Supplied material:
========

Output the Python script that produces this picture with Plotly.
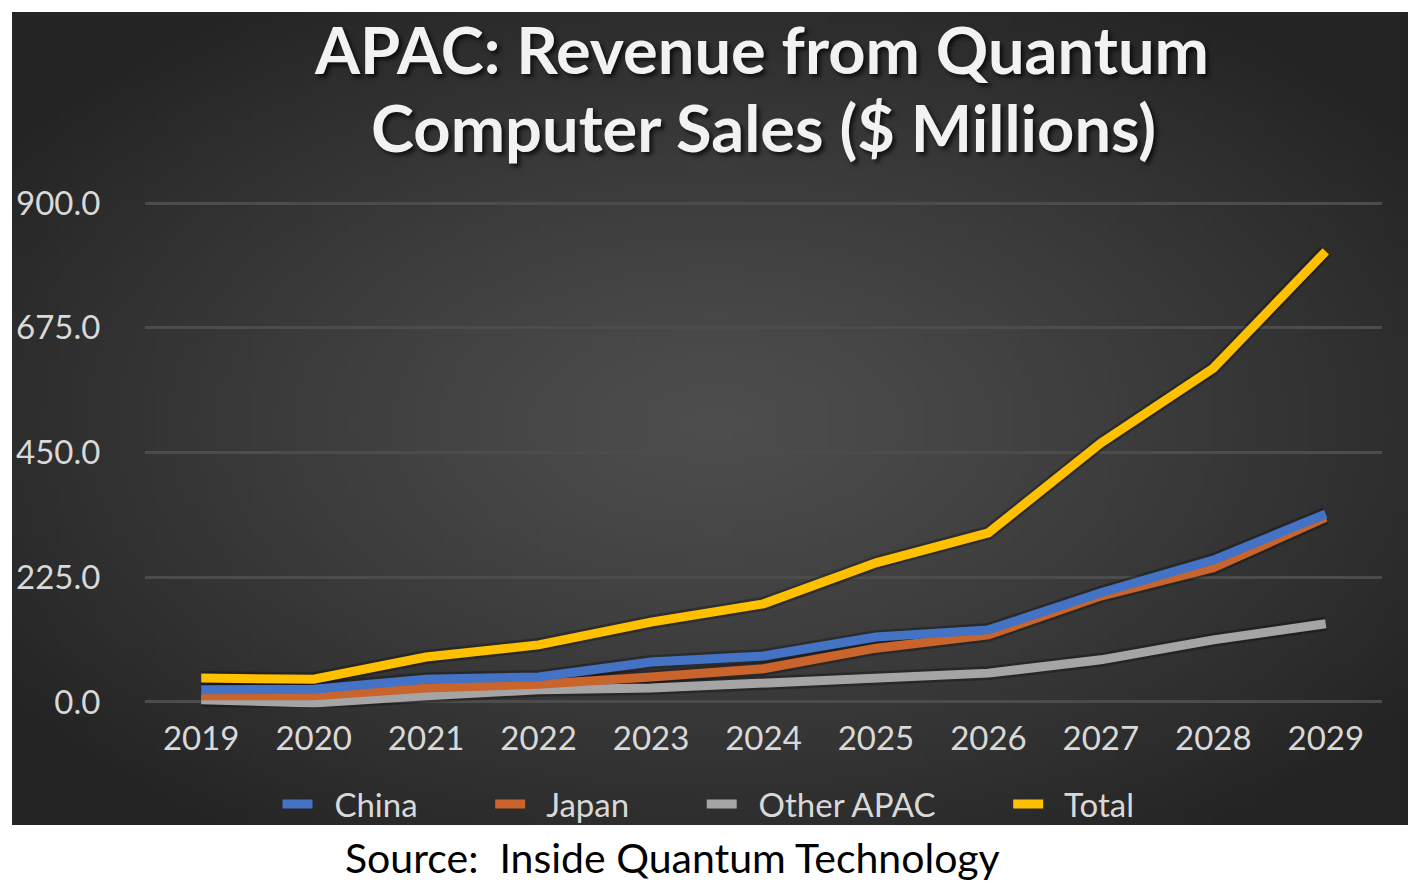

========

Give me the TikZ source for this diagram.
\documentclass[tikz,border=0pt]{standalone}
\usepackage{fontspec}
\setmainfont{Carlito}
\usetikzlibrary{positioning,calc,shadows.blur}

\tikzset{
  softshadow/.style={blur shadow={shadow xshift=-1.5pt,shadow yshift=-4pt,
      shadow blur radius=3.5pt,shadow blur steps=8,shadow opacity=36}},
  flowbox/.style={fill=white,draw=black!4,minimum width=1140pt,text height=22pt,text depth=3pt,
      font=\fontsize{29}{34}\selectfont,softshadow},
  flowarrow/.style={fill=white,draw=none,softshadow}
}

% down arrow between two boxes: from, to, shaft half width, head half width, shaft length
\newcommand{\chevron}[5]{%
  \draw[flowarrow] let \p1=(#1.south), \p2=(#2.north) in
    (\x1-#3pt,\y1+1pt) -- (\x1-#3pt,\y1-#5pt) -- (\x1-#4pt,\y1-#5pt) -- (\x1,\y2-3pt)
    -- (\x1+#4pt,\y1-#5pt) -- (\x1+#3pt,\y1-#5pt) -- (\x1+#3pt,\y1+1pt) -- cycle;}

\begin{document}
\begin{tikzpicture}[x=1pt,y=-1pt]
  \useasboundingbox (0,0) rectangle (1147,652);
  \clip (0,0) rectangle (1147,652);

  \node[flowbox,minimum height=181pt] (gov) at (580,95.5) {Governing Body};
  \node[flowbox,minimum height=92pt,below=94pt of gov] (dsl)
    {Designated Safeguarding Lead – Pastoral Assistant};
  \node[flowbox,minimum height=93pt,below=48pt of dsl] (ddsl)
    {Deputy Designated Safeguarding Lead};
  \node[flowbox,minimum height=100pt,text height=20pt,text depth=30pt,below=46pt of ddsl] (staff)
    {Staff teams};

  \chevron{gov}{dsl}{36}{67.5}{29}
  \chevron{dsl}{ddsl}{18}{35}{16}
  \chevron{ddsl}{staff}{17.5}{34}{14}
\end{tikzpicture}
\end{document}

========

Aim: Scan the material above and determine how many lines include the word "this"; report only the number.

Expected answer: 2